When evaluating a seller, ask: “Which moisture analyzer do you use? Can you share the last 3 CoAs?” If they hesitate — walk away. Reputable sources will email lab reports within 2 hours.

People Also Ask: Your Coffee Cherry Tea Questions — Answered

Is coffee cherry tea the same as cascara?
Yes — “cascara” is the Spanish term for the dried skin and pulp of the coffee fruit. “Coffee cherry tea” is the English marketing term. Both refer to the same product when sourced authentically.
Does coffee cherry tea contain caffeine?
Yes — but only 5–15 mg per 8 oz cup (vs. 95 mg in brewed arabica). Most of the caffeine resides in the seed, not the fruit. Decaf cascara exists but is rare and requires CO₂ decaffeination — verify with CoA.
Can I brew coffee cherry tea in my espresso machine?
No. Espresso machines operate at 9–10 bar pressure and 93°C — too aggressive for fragile fruit tissue. You’ll extract harsh tannins and clog group heads. Use pour-over, French press, or cold infusion only.

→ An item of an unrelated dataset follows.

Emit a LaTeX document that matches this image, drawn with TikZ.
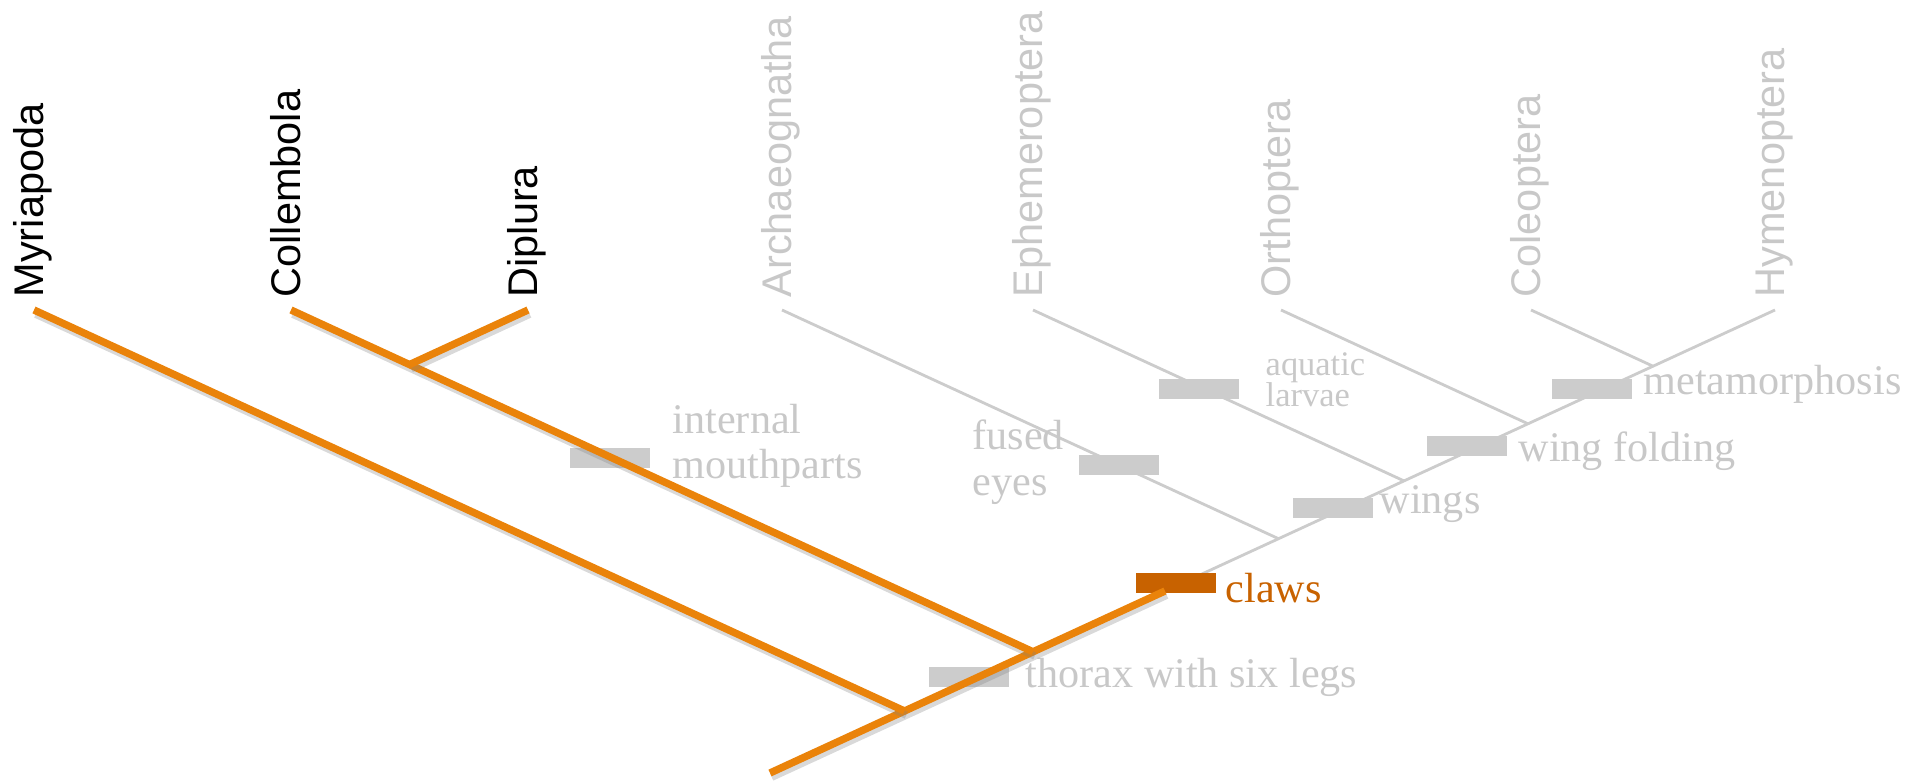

How long does coffee cherry tea last?
Unopened, vacuum-sealed, and stored in cool/dark conditions: 18 months. Once opened: 4–6 weeks (refrigerate in airtight container). Discard if aroma turns vinegary or musty — sign of acetic acid formation.
Is coffee cherry tea keto-friendly?
Yes — at ~2g net carbs per 8 oz cup (from natural fructose), it fits ketogenic macros. Just avoid added sugars or honey in preparation.
Why is some coffee cherry tea so expensive?
Because it’s labor-intensive: 200 cherries = 1 cup of cascara. Harvesting, sorting, drying, and milling require 3x more hands-on time than green coffee. Premium lots also fund farm-level quality control — including cupping labs and moisture testing.